## Task description
Line by line, repeat the data below exactly, beginning at the first line and ending at the line with "plt.rcParams['mathtext.fontset'] = 'stix'". Omit pictures.
--*--
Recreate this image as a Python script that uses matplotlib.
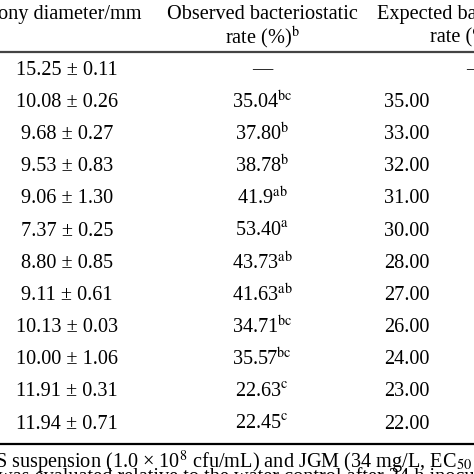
import matplotlib.pyplot as plt

plt.rcParams['font.family'] = ['Liberation Serif', 'DejaVu Serif']
plt.rcParams['mathtext.fontset'] = 'stix'

diameters = ["15.25 ± 0.11", "10.08 ± 0.26", "9.68 ± 0.27", "9.53 ± 0.83", "9.06 ± 1.30",
             "7.37 ± 0.25", "8.80 ± 0.85", "9.11 ± 0.61", "10.13 ± 0.03", "10.00 ± 1.06",
             "11.91 ± 0.31", "11.94 ± 0.71"]
observed = ["—", "35.04", "37.80", "38.78", "41.9", "53.40", "43.73", "41.63",
            "34.71", "35.57", "22.63", "22.45"]
letters = ["", "bc", "b", "b", "ab", "a", "ab", "ab", "bc", "bc", "c", "c"]
expected = ["—", "35.", "33.", "32.", "31.", "30.", "28.", "27.", "26.", "24.", "23.", "22."]

fig = plt.figure(figsize=(4.74, 4.74), dpi=100)
ax = fig.add_axes([0, 0, 1, 1])
ax.set_xlim(0, 474)
ax.set_ylim(474, 0)
ax.axis('off')

fs = 14.6
ax.text(-2, 14, "ony diameter/mm", fontsize=fs, va='center', ha='left')
ax.text(262, 14, "Observed bacteriostatic", fontsize=fs, va='center', ha='center')
ax.text(262, 38, r"rate (%)$^{\mathrm{b}}$", fontsize=fs, va='center', ha='center')
ax.text(377, 14, "Expected bacteriostatic", fontsize=fs, va='center', ha='left')
ax.text(430, 38, "rate (%)", fontsize=fs, va='center', ha='left')

ax.axhline(52, color='#444444', lw=1.6)
ax.axhline(444, color='black', lw=1.6)

y0, dy = 70, 32.2
for i in range(len(diameters)):
    y = y0 + i * dy
    ax.text(67, y, diameters[i], fontsize=fs, va='center', ha='center')
    lab = observed[i] if not letters[i] else observed[i] + r"$^{\mathrm{" + letters[i] + "}}$"
    ax.text(262, y, lab, fontsize=fs, va='center', ha='center')
    if expected[i] == "—":
        ax.text(466, y, "—", fontsize=fs, va='center', ha='left')
    else:
        ax.text(384, y, expected[i] + "00", fontsize=fs, va='center', ha='left')

ax.text(-5, 462, r"S suspension (1.0 × 10$^8$ cfu/mL) and JGM (34 mg/L, EC$_{50}$",
        fontsize=fs, va='center', ha='left')
ax.text(-2, 478, "was evaluated relative to the water control after 24 h inoculation",
        fontsize=fs, va='center', ha='left')

fig.savefig("out.png", dpi=100)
--*--
## Task solution
Recreate this image as a Python script that uses matplotlib.
import matplotlib.pyplot as plt

plt.rcParams['font.family'] = ['Liberation Serif', 'DejaVu Serif']
plt.rcParams['mathtext.fontset'] = 'stix'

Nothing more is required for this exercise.